Supplied data.
-- begin --

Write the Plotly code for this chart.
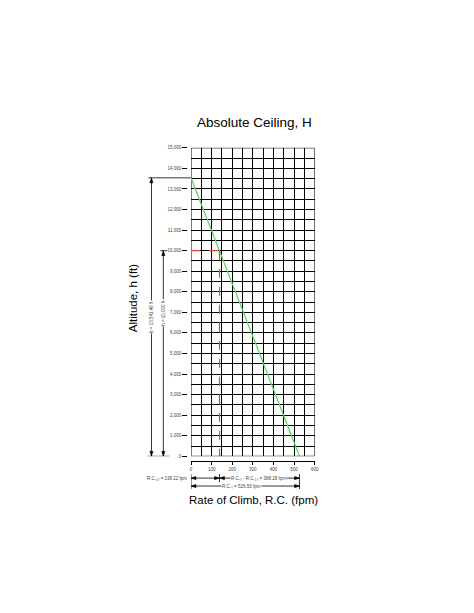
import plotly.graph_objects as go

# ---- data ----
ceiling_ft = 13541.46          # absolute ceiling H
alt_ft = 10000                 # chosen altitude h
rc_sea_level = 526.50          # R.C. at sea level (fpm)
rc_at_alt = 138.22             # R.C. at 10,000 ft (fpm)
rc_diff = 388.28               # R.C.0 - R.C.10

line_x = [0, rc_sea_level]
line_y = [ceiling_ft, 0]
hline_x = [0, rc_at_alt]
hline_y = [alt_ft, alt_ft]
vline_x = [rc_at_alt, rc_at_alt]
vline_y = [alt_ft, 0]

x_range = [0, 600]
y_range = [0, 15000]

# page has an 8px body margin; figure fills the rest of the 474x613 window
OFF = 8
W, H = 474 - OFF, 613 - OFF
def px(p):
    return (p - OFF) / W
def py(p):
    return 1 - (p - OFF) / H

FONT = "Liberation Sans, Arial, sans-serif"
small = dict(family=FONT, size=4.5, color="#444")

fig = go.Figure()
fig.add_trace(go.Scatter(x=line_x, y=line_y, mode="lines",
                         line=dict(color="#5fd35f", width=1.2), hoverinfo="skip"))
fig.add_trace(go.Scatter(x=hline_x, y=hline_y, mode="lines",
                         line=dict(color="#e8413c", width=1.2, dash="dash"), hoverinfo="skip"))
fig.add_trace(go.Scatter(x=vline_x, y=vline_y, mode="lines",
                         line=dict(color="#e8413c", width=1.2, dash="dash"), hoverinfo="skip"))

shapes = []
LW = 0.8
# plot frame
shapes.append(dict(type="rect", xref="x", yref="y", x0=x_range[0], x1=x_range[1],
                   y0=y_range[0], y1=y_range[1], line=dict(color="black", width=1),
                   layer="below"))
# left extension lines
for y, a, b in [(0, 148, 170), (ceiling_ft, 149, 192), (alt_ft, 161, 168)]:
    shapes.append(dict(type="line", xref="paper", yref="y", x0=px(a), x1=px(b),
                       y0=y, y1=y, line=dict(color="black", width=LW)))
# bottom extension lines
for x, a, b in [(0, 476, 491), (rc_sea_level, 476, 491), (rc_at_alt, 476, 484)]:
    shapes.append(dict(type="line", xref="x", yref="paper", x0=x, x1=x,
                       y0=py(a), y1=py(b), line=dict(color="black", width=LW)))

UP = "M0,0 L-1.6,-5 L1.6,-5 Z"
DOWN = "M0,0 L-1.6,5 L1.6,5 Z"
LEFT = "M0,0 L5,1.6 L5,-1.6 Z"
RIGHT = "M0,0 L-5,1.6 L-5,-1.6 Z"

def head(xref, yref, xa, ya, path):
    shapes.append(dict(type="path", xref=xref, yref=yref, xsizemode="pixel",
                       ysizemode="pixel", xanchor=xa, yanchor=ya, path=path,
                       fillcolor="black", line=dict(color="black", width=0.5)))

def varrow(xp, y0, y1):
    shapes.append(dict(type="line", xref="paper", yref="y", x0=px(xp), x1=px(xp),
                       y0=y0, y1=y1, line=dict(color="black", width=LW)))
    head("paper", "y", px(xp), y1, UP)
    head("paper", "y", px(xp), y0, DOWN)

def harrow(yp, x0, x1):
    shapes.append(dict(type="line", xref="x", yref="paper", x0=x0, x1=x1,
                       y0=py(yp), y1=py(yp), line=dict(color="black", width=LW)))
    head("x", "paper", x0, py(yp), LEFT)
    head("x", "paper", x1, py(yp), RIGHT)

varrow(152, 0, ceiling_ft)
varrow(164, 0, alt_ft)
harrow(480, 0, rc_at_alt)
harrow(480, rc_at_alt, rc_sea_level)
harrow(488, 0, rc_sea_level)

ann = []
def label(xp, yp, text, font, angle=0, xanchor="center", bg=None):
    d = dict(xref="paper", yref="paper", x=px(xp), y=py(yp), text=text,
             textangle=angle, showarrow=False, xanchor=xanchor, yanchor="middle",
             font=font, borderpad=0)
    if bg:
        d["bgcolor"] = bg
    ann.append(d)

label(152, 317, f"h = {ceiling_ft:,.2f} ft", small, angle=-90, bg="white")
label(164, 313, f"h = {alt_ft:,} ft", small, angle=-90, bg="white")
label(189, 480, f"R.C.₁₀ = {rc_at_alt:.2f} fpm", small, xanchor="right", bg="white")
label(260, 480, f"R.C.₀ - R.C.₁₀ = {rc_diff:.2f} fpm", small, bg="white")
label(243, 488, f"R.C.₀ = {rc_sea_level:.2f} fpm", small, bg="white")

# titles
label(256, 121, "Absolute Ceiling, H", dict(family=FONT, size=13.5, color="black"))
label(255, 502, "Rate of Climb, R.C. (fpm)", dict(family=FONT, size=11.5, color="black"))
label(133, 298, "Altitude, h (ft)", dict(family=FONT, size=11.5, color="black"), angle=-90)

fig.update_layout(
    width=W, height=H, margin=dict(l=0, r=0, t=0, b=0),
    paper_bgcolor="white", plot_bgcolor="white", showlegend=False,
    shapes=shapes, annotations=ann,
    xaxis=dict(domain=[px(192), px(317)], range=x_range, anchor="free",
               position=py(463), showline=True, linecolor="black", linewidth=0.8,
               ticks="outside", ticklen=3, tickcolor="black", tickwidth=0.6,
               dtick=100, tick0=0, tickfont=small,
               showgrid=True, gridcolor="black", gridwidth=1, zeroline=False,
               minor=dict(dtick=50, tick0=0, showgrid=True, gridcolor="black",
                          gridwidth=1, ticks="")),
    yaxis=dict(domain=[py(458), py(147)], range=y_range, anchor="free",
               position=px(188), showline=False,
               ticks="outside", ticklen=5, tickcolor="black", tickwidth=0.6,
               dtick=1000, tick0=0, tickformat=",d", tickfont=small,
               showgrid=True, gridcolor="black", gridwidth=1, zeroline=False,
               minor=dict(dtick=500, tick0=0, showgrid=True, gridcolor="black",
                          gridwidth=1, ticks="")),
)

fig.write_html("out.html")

-- end --

Goal.
Skip the pictures and restate exactly the lines from the beginning of the listing to the line with "y_range = [0, 15000]", that line included.

Full solution.
Write the Plotly code for this chart.
import plotly.graph_objects as go

# ---- data ----
ceiling_ft = 13541.46          # absolute ceiling H
alt_ft = 10000                 # chosen altitude h
rc_sea_level = 526.50          # R.C. at sea level (fpm)
rc_at_alt = 138.22             # R.C. at 10,000 ft (fpm)
rc_diff = 388.28               # R.C.0 - R.C.10

line_x = [0, rc_sea_level]
line_y = [ceiling_ft, 0]
hline_x = [0, rc_at_alt]
hline_y = [alt_ft, alt_ft]
vline_x = [rc_at_alt, rc_at_alt]
vline_y = [alt_ft, 0]

x_range = [0, 600]
y_range = [0, 15000]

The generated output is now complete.